What is DevOps scope and how’s it going?
DevOps culture turned the software development process and lifecycle upside down. It made the whole process more flexible and replaced the focus and priorities. Let’s remember, what did the software development process look like before DevOps?
There were three main teams that worked on the project:
- developers – people who write code and make sure it works;
- Quality Assurance (QA) engineers – specialists who make tests for the code and check how it works;
- IT operations – people who deploy code and make environments for its deployment.
So, what’s the problem? Three qualified teams work on the project, each specialist does his tasks and things gonna be alright. Well, not really.
Developers write code and give it to the QA specialists who test it and give back because of some errors or bugs. Developers rewrite code and give it to the QA engineers again. This process can be repeated many times. Simultaneously, code needs some environment for testing and running. So, IT operations create the environment for each test case.
This doesn’t look very hard in words but in the real process is quite a laborious and long. Especially with on-prem servers that need reconfiguration for each test. The whole process looks like endless “throwing responsibility over the wall”. Each team continuously gives each other parts of code and the final version takes a very long time to be made.

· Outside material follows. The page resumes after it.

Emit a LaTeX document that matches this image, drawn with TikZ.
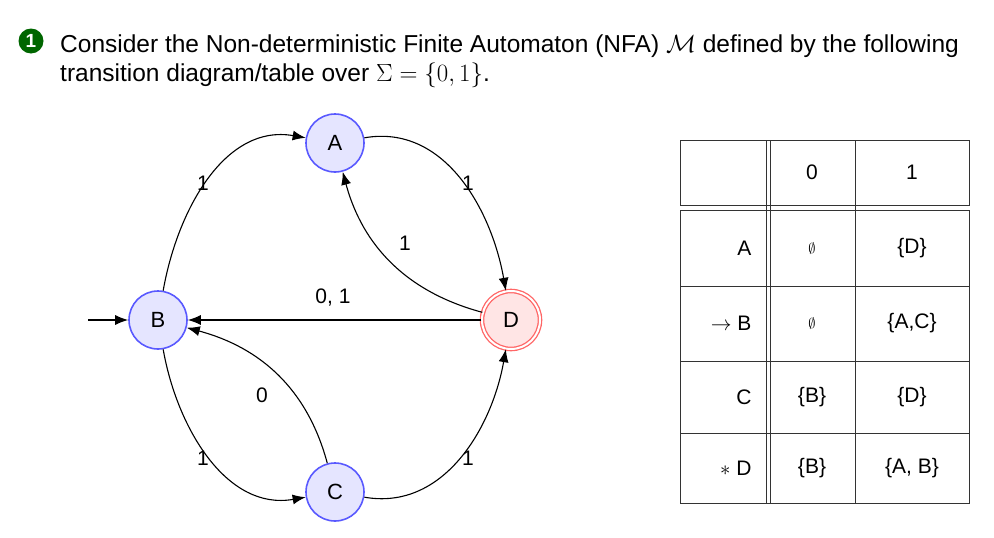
\documentclass[tikz,border=0pt]{standalone}
\usepackage{fontspec}
\setmainfont{Liberation Sans}
\usetikzlibrary{arrows.meta}
\begin{document}
\begin{tikzpicture}[x=1pt,y=-1pt,
  st/.style={circle,draw=blue!65,fill=blue!10,line width=1.6pt,minimum size=58pt,inner sep=0pt,font=\fontsize{22}{26}\selectfont},
  fin/.style={circle,draw=red!60,fill=red!10,double=white,double distance=2pt,line width=1.3pt,minimum size=58pt,inner sep=0pt,font=\fontsize{22}{26}\selectfont},
  ed/.style={-{Latex[length=13pt,width=10pt]},line width=1.1pt},
  lb/.style={font=\fontsize{21}{24}\selectfont,inner sep=0pt},
  txt/.style={anchor=base west,inner sep=0pt,font=\fontsize{24.5}{29}\selectfont},
  tl/.style={line width=0.8pt,draw=black!80},
  tc/.style={font=\fontsize{21}{24}\selectfont},
  tr/.style={tc,anchor=east}]
\useasboundingbox (0,0) rectangle (994,538);
\node[circle,fill=green!40!black,minimum size=25pt,inner sep=0pt,text=white,font=\bfseries\fontsize{19}{20}\selectfont] (bul) at (31,41) {1};
\node[txt] (t1) at (60,52) {Consider the Non-deterministic Finite Automaton (NFA) $\mathcal{M}$ defined by the following};
\node[txt] (t2) at (60,81) {transition diagram/table over $\Sigma=\{0,1\}$.};
\node[st] (A) at (335,143) {A};
\node[st] (B) at (158,320) {B};
\node[st] (C) at (335,492) {C};
\node[fin] (D) at (511,320) {D};
\coordinate (s) at (88,320);
\node[lb] (l1) at (203,183) {1};
\node[lb] (l2) at (468,183) {1};
\node[lb] (l3) at (405,243) {1};
\node[lb] (l4) at (333,298) {0, 1};
\node[lb] (l5) at (203,458) {1};
\node[lb] (l6) at (262,395) {0};
\node[lb] (l7) at (468,458) {1};
\draw[ed] (s) -- (B);
\draw[ed] (B) to[out=80,in=170] (A);
\draw[ed] (A) to[out=10,in=100] (D);
\draw[ed] (D) to[out=165,in=-75] (A);
\draw[ed] (D) -- (B);
\draw[ed] (B) to[out=-80,in=190] (C);
\draw[ed] (C) to[out=105,in=-15] (B);
\draw[ed] (C) to[out=-10,in=-100] (D);
% table
\draw[tl] (680,140) rectangle (969,205);
\draw[tl] (680,210) rectangle (969,503);
\draw[tl] (766,140) -- (766,503) (770,140) -- (770,503) (855,140) -- (855,503);
\draw[tl] (680,286) -- (969,286) (680,361) -- (969,361) (680,433) -- (969,433);
\node[tc] (h0) at (812,172) {0};
\node[tc] (h1) at (912,172) {1};
\node[tr] (ra) at (755,248) {A};
\node[tc] (a0) at (812,248) {\Large$\emptyset$};
\node[tc] (a1) at (912,248) {\{D\}};
\node[tr] (rb) at (755,323) {$\to$ B};
\node[tc] (b0) at (812,323) {\Large$\emptyset$};
\node[tc] (b1) at (912,323) {\{A,C\}};
\node[tr] (rc) at (755,397) {C};
\node[tc] (c0) at (812,397) {\{B\}};
\node[tc] (c1) at (912,397) {\{D\}};
\node[tr] (rd) at (755,468) {$*$ D};
\node[tc] (d0) at (812,468) {\{B\}};
\node[tc] (d1) at (912,468) {\{A, B\}};
\end{tikzpicture}
\end{document}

What does the DevOps scope include?
A lot of people think DevOps is some complicated tool for making things better. This is quite an uninformative definition. Thus, we’ll explain what is DevOps.
Of course, DevOps includes a lot of powerful and complicated tools. DevOps engineers work with Docker containers, Jenkins, Kubernetes, Terraform and other instruments. Such tools need a lot of knowledge and experience, that’s why DevOps engineers are very valuable on the job market.

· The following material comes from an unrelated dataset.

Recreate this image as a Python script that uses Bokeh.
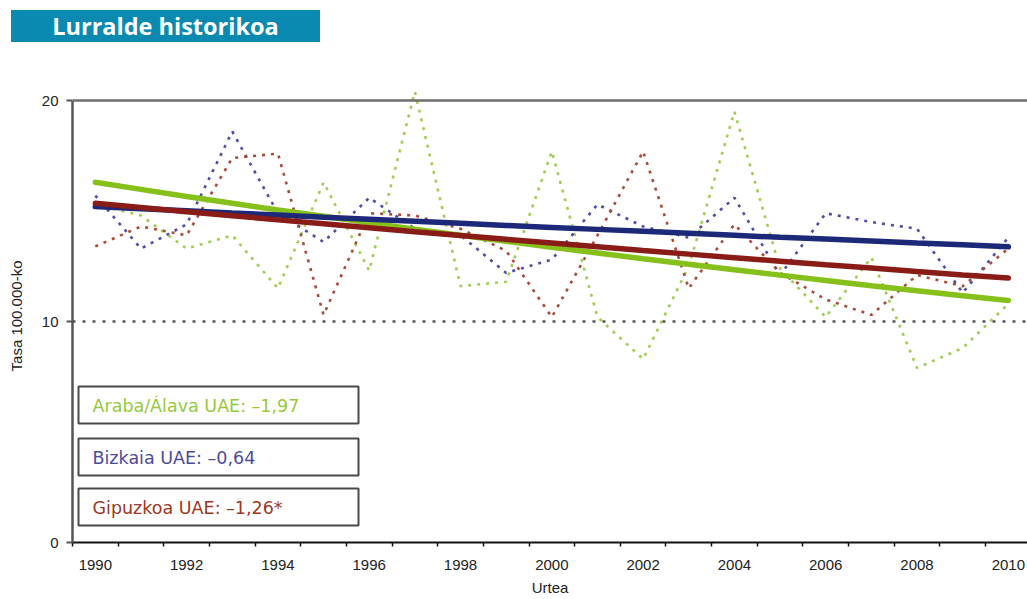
from bokeh.plotting import figure
from bokeh.models import Range1d, FixedTicker, Span, BoxAnnotation, Label, Div
from bokeh.layouts import column
from bokeh.embed import file_html
from bokeh.resources import INLINE

years = [1990, 1991, 1992, 1993, 1994, 1995, 1996, 1997, 1998, 1999, 2000,
         2001, 2002, 2003, 2004, 2005, 2006, 2007, 2008, 2009, 2010]

# observed rates (dotted)
araba = [15.3, 14.8, 13.3, 13.9, 11.5, 16.3, 12.3, 20.4, 11.6, 11.8, 17.7,
         10.2, 8.3, 12.5, 19.5, 12.4, 10.2, 12.9, 7.9, 8.8, 10.8]
bizkaia = [15.7, 13.3, 14.4, 18.6, 14.9, 13.6, 15.6, 14.2, 13.9, 12.2, 12.8,
           15.3, 14.3, 13.8, 15.6, 12.1, 14.9, 14.5, 14.2, 11.3, 13.8]
gipuzkoa = [13.4, 14.3, 13.9, 17.4, 17.6, 10.3, 14.9, 14.8, 14.2, 13.2, 10.2,
            13.9, 17.7, 11.5, 14.4, 12.2, 11.0, 10.3, 12.1, 11.6, 13.3]

# fitted trends (solid)
araba_trend = [16.30, 15.98, 15.66, 15.35, 15.05, 14.76, 14.47, 14.18, 13.90, 13.63, 13.36,
               13.10, 12.84, 12.59, 12.34, 12.10, 11.86, 11.62, 11.39, 11.17, 10.95]
bizkaia_trend = [15.20, 15.10, 15.01, 14.91, 14.82, 14.72, 14.63, 14.54, 14.45, 14.35, 14.26,
                 14.17, 14.08, 13.99, 13.90, 13.81, 13.73, 13.64, 13.55, 13.47, 13.38]
gipuzkoa_trend = [15.35, 15.16, 14.97, 14.79, 14.60, 14.42, 14.24, 14.06, 13.89, 13.72, 13.55,
                  13.38, 13.21, 13.05, 12.89, 12.73, 12.57, 12.42, 12.26, 12.11, 11.97]

x_ticks = [1990, 1992, 1994, 1996, 1998, 2000, 2002, 2004, 2006, 2008, 2010]
x_minor_ticks = [1989.5 + i for i in range(22)]
y_ticks = [0, 10, 20]

legend_texts = ["Araba/Álava UAE: –1,97", "Bizkaia UAE: –0,64", "Gipuzkoa UAE: –1,26*"]
legend_colors = ["#97c83c", "#4b4b9e", "#9a3826"]

title_text = "Lurralde historikoa"

GREEN_DOT, GREEN_TREND = "#a2cc55", "#86c01a"
BLUE_DOT, BLUE_TREND = "#4e4ea4", "#1c2878"
RED_DOT, RED_TREND = "#a94c3a", "#8a1c17"

X0, X1 = 1989.5, 2010.42
Y0, Y1 = 0, 20.5
FRAME_W, FRAME_H = 955, 453

p = figure(width=1027, height=557,
           x_range=Range1d(X0, X1), y_range=Range1d(Y0, Y1),
           output_backend="svg", toolbar_location=None,
           min_border_left=72, min_border_right=0, min_border_top=47, min_border_bottom=57)

p.outline_line_color = None
p.xgrid.visible = False
p.ygrid.visible = False
p.background_fill_color = "white"
p.border_fill_color = "white"

# top border and reference line
p.add_layout(Span(location=20, dimension="width", line_color="#6e6e6e", line_width=2.5))
p.add_layout(Span(location=10, dimension="width", line_color="#555555", line_width=2.5,
                  line_dash="3 7"))

# dotted observed series
for ys, c in [(araba, GREEN_DOT), (bizkaia, BLUE_DOT), (gipuzkoa, RED_DOT)]:
    p.line(years, ys, line_color=c, line_width=2.6, line_dash="3 6")

# trends
for ys, c in [(araba_trend, GREEN_TREND), (bizkaia_trend, BLUE_TREND), (gipuzkoa_trend, RED_TREND)]:
    p.line(years, ys, line_color=c, line_width=5.5, line_cap="round")

# legend-like boxes
px_per_year = FRAME_W / (X1 - X0)
px_per_unit = FRAME_H / (Y1 - Y0)
def xd(px):
    return X0 + px / px_per_year
def yd(px):
    return Y1 - px / px_per_unit
box_tops = [386 - 89, 438 - 89, 488 - 89]
for i, txt in enumerate(legend_texts):
    top = box_tops[i]
    p.add_layout(BoxAnnotation(left=xd(6), right=xd(286), top=yd(top), bottom=yd(top + 37),
                               fill_color="white", fill_alpha=1.0,
                               line_color="#4a4a4a", line_width=2, line_alpha=1.0))
    p.add_layout(Label(x=xd(20), y=yd(top + 19), text=txt, text_color=legend_colors[i],
                       text_font="DejaVu Sans", text_font_size="17.5px",
                       text_baseline="middle", text_align="left"))

# axes
xa = p.xaxis[0]
xa.ticker = FixedTicker(ticks=x_ticks, minor_ticks=x_minor_ticks)
xa.axis_line_color = "#111111"
xa.axis_line_width = 2
xa.major_tick_line_color = None
xa.major_tick_out = 4
xa.major_tick_in = 0
xa.minor_tick_line_color = "#111111"
xa.minor_tick_line_width = 1.5
xa.minor_tick_out = 4
xa.minor_tick_in = 0
xa.major_label_text_font = "Liberation Sans"
xa.major_label_text_font_size = "15px"
xa.major_label_text_color = "#222222"
xa.major_label_standoff = 13
xa.axis_label = "Urtea"
xa.axis_label_text_font = "Liberation Sans"
xa.axis_label_text_font_size = "15px"
xa.axis_label_text_font_style = "normal"
xa.axis_label_text_color = "#222222"
xa.axis_label_standoff = 6

ya = p.yaxis[0]
ya.ticker = FixedTicker(ticks=y_ticks, minor_ticks=[])
ya.bounds = (0, 20)
ya.axis_line_color = "#555555"
ya.axis_line_width = 2.5
ya.major_tick_line_color = "#555555"
ya.major_tick_line_width = 2
ya.major_tick_out = 6
ya.major_tick_in = 0
ya.minor_tick_line_color = None
ya.major_label_text_font = "Liberation Sans"
ya.major_label_text_font_size = "15px"
ya.major_label_text_color = "#222222"
ya.major_label_standoff = 8
ya.axis_label = "Tasa 100.000-ko"
ya.axis_label_text_font = "Liberation Sans"
ya.axis_label_text_font_size = "15px"
ya.axis_label_text_font_style = "normal"
ya.axis_label_text_color = "#222222"
ya.axis_label_standoff = 14

title = Div(
    text=('<div style="margin:10px 0 0 11px;width:309px;height:32px;background:#0a8ab0;'
          'color:#ffffff;font-family:\'Open Sans\';font-weight:bold;font-size:23.5px;'
          'line-height:32px;text-align:center;white-space:nowrap;">' + title_text + '</div>'),
    width=340, height=42, margin=(0, 0, 0, 0))

layout = column(title, p, spacing=0)

open("out.html", "w").write(file_html(layout, INLINE))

But what about DevOps methodology? Well, it will be more appropriate to perceive DevOps more as a culture, than a methodology. DevOps culture or DevOps philosophy provides a totally different approach to software development.
There is a lot of information about DevOps as a collaboration between developers and IT operations engineers. In reality, DevOps engineer is a separate specialist who provides DevOps culture, tools and scope to the company. So, what does the scope for DevOps look like?
DevOps engineer scope
Let’s have a look at the common list of actions that a company needs for providing DevOps culture.

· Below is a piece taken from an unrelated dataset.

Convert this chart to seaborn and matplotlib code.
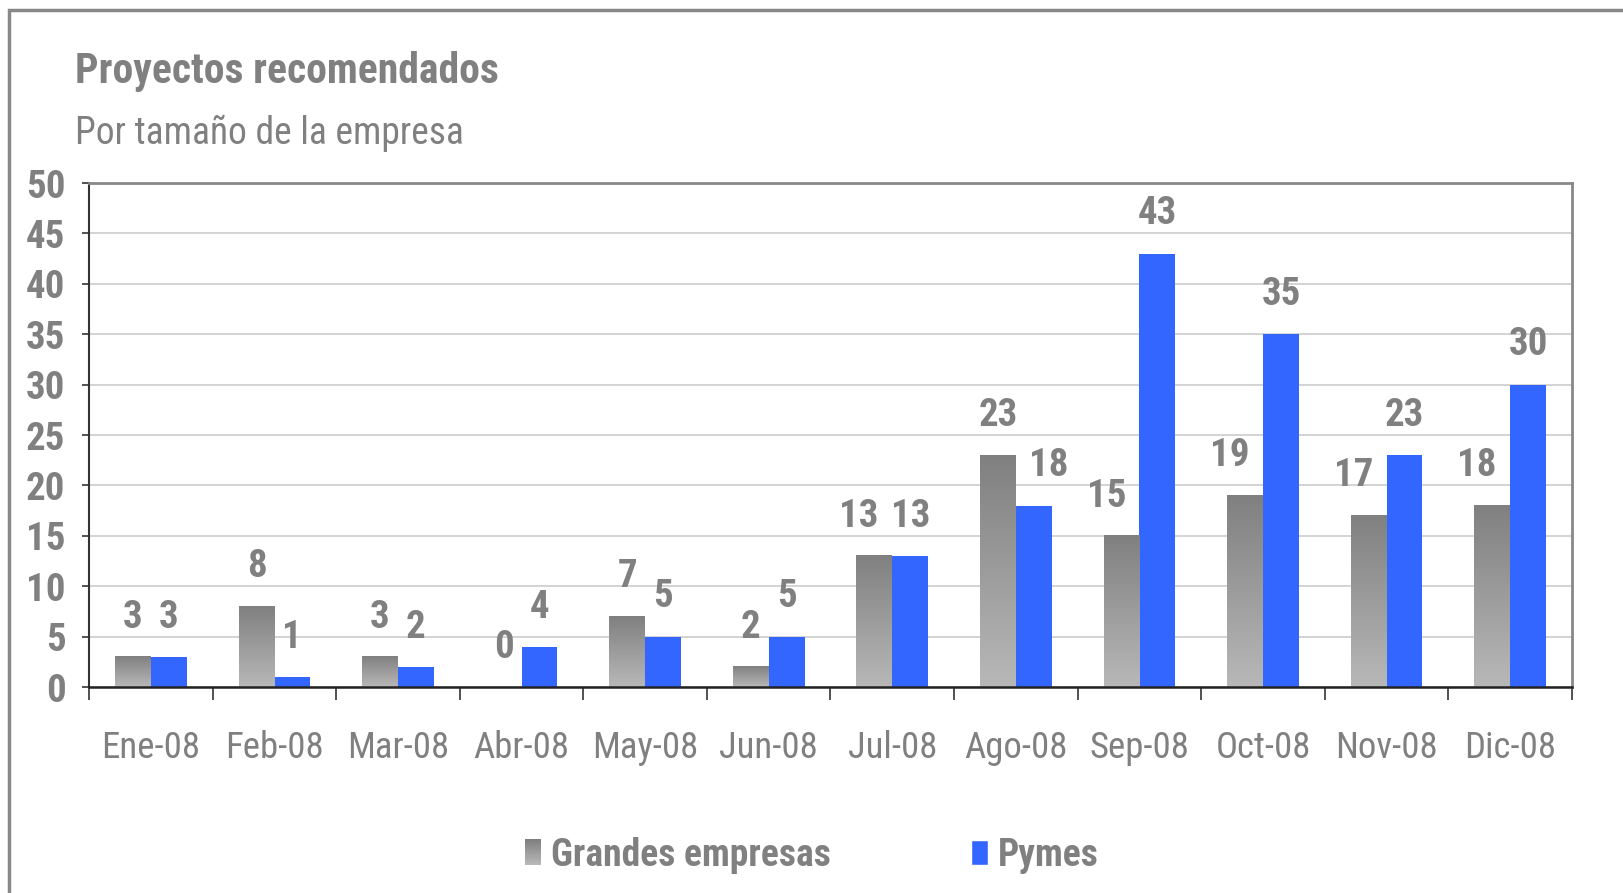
import numpy as np
import pandas as pd
import matplotlib
matplotlib.use("Agg")
import matplotlib.pyplot as plt
from matplotlib.patches import Rectangle, Patch
from matplotlib.legend_handler import HandlerBase
import seaborn as sns

# ---------------- data ----------------
months = ["Ene-08", "Feb-08", "Mar-08", "Abr-08", "May-08", "Jun-08",
          "Jul-08", "Ago-08", "Sep-08", "Oct-08", "Nov-08", "Dic-08"]
grandes = [3, 8, 3, 0, 7, 2, 13, 23, 15, 19, 17, 18]
pymes = [3, 1, 2, 4, 5, 5, 13, 18, 43, 35, 23, 30]
series_names = ["Grandes empresas", "Pymes"]
title = "Proyectos recomendados"
subtitle = "Por tamaño de la empresa"
yticks = [0, 5, 10, 15, 20, 25, 30, 35, 40, 45, 50]

# ---------------- style ----------------
sns.set_theme(style="white")
plt.rcParams["font.family"] = ["Liberation Sans Narrow", "Arial Narrow",
                               "Roboto Condensed", "Archivo Narrow",
                               "PT Sans Narrow", "DejaVu Sans"]
TXT = "#808080"
BLUE = "#3366FF"
GRAY_TOP = np.array([0x80, 0x80, 0x80]) / 255
GRAY_BOT = np.array([0xB8, 0xB8, 0xB8]) / 255

df = pd.DataFrame({
    "mes": months * 2,
    "valor": grandes + pymes,
    "serie": [series_names[0]] * len(months) + [series_names[1]] * len(months),
})

W, H = 1623, 893
fig = plt.figure(figsize=(W / 100, H / 100), dpi=100)
ax = fig.add_axes([89 / W, 1 - 687 / H, (1572 - 89) / W, (687 - 183) / H])

sns.barplot(data=df, x="mes", y="valor", hue="serie", order=months,
            hue_order=series_names, palette=["#999999", BLUE],
            width=0.58, saturation=1, linewidth=0, ax=ax, legend=False,
            errorbar=None)

# gradient fill on the "Grandes empresas" bars
grad = np.linspace(0, 1, 256)[:, None]
cols = GRAY_TOP[None, :] * (1 - grad) + GRAY_BOT[None, :] * grad
img = np.repeat(cols[:, None, :], 2, axis=1)
for p in ax.containers[0].patches:
    x0, w, h = p.get_x(), p.get_width(), p.get_height()
    if h > 0:
        p.set_facecolor("none")
        ax.imshow(img, extent=[x0, x0 + w, 0, h], aspect="auto",
                  origin="upper", zorder=p.get_zorder(), interpolation="bilinear")
ax.set_xlim(-0.5, len(months) - 0.5)
ax.set_ylim(0, 50)

# value labels (nudged sideways when the neighbouring bar would collide)
g_cont, p_cont = ax.containers[0], ax.containers[1]
for i in range(len(months)):
    g, b = g_cont.datavalues[i], p_cont.datavalues[i]
    pg, pb = g_cont.patches[i], p_cont.patches[i]
    dx_g = -11 if (g >= 10 and b >= g) else 0
    dx_b = 11 if (b >= 10 and g > b) else 0
    for p, v, dx in ((pg, g, dx_g), (pb, b, dx_b)):
        ax.annotate(f"{int(v)}", (p.get_x() + p.get_width() / 2, v),
                    xytext=(dx, 21), textcoords="offset points",
                    ha="center", va="baseline", fontsize=28,
                    fontweight="bold", color=TXT)

# grid & axes
ax.set_yticks(yticks)
ax.yaxis.grid(True, color="#CCCCCC", linewidth=1.2)
ax.set_axisbelow(True)
ax.set_xlabel("")
ax.set_ylabel("")
for s in ["top", "right"]:
    ax.spines[s].set_color("#888888")
    ax.spines[s].set_linewidth(2)
ax.spines["left"].set_color("#333333")
ax.spines["left"].set_linewidth(1.5)
ax.spines["bottom"].set_color("#222222")
ax.spines["bottom"].set_linewidth(1.8)

ax.tick_params(axis="y", which="major", left=True, length=5, width=1.2,
               color="#333333", pad=12, labelsize=28, labelcolor=TXT)
for t in ax.get_yticklabels():
    t.set_fontweight("bold")
ax.set_xticks(range(len(months)))
ax.set_xticklabels(months)
ax.set_xticks(np.arange(-0.5, len(months)), minor=True)
ax.tick_params(axis="x", which="major", bottom=True, length=0, pad=31,
               labelsize=26.5, labelcolor=TXT)
ax.tick_params(axis="x", which="minor", bottom=True, length=9, width=1.2,
               color="#333333")

# titles
fig.text(75 / W, 1 - 83 / H, title, fontsize=30, fontweight="bold",
         color=TXT, ha="left", va="baseline")
fig.text(75 / W, 1 - 144 / H, subtitle, fontsize=27, color=TXT,
         ha="left", va="baseline")

# outer frame
fig.patches.append(Rectangle((9 / W, -0.1), 1.2, 1 - 10 / H + 0.1,
                             transform=fig.transFigure, fill=False,
                             edgecolor="#888888", linewidth=2.5))


class GradHandler(HandlerBase):
    def create_artists(self, legend, orig_handle, xdescent, ydescent,
                       width, height, fontsize, trans):
        n = 24
        arts = []
        for i in range(n):
            f = i / (n - 1)
            c = GRAY_TOP * f + GRAY_BOT * (1 - f)
            r = Rectangle((-xdescent, -ydescent + height * i / n), width,
                          height / n + 0.3, facecolor=c, edgecolor="none",
                          transform=trans)
            arts.append(r)
        return arts


h_gray = Patch(facecolor="#999999", label=series_names[0])
h_blue = Patch(facecolor=BLUE, label=series_names[1])
leg = fig.legend(handles=[h_gray, h_blue], labels=series_names,
                 handler_map={h_gray: GradHandler()},
                 loc="center", bbox_to_anchor=(0.5, 1 - 855 / H), ncol=2,
                 frameon=False, prop={"size": 27, "weight": "bold"},
                 handlelength=0.45, handleheight=0.66, handletextpad=0.25,
                 columnspacing=3.75)
for t in leg.get_texts():
    t.set_color(TXT)

fig.savefig("out.png", dpi=100)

- Assessment. This is the first thing to do. DevOps engineer needs to understand what the current system state is, what preparations are needed and how much time it will take.
- Creating a strategy. After the assessment DevOps team can make a plan on how to remove bottlenecks, make the system more efficient, etc.
- Redesigning of the current system. It is not a required point. DevOps methodology can be implemented without redesigning, but for the legacy unwieldy system, it is necessary.
- Cloud migration. If the system still works with on-prem hardware, cloud migration can make software development more efficient and reduce costs at the same time. But this is also not required and depends on business goals.
- Creating CI/CD pipelines. CI/CD means Continuous Integration and delivery. This is the main DevOps principle. All the steps above were preparatory work for CI/CD. This principle changes the whole approach to software development. It allows to make quick changes and updates in the software and significantly reduce time-to-market for new features, as well as greatly automate the ongoing infrastructure management and monitoring.
- Working with the teams. The last step is to work with teams on the project. This allows making DevOps implementation efficient. DevOps specialists explain other teams new principles of work because even the newest tool won’t work efficiently with the old mindset and old approaches.
Wrap Up: DevOps scope is the future of software development
As you can see, DevOps culture changes software development and makes it more efficient, faster and flexible. In a dynamic world is very important to have the ability to make changes. Thus, DevOps culture is the most preferable way to write software nowadays.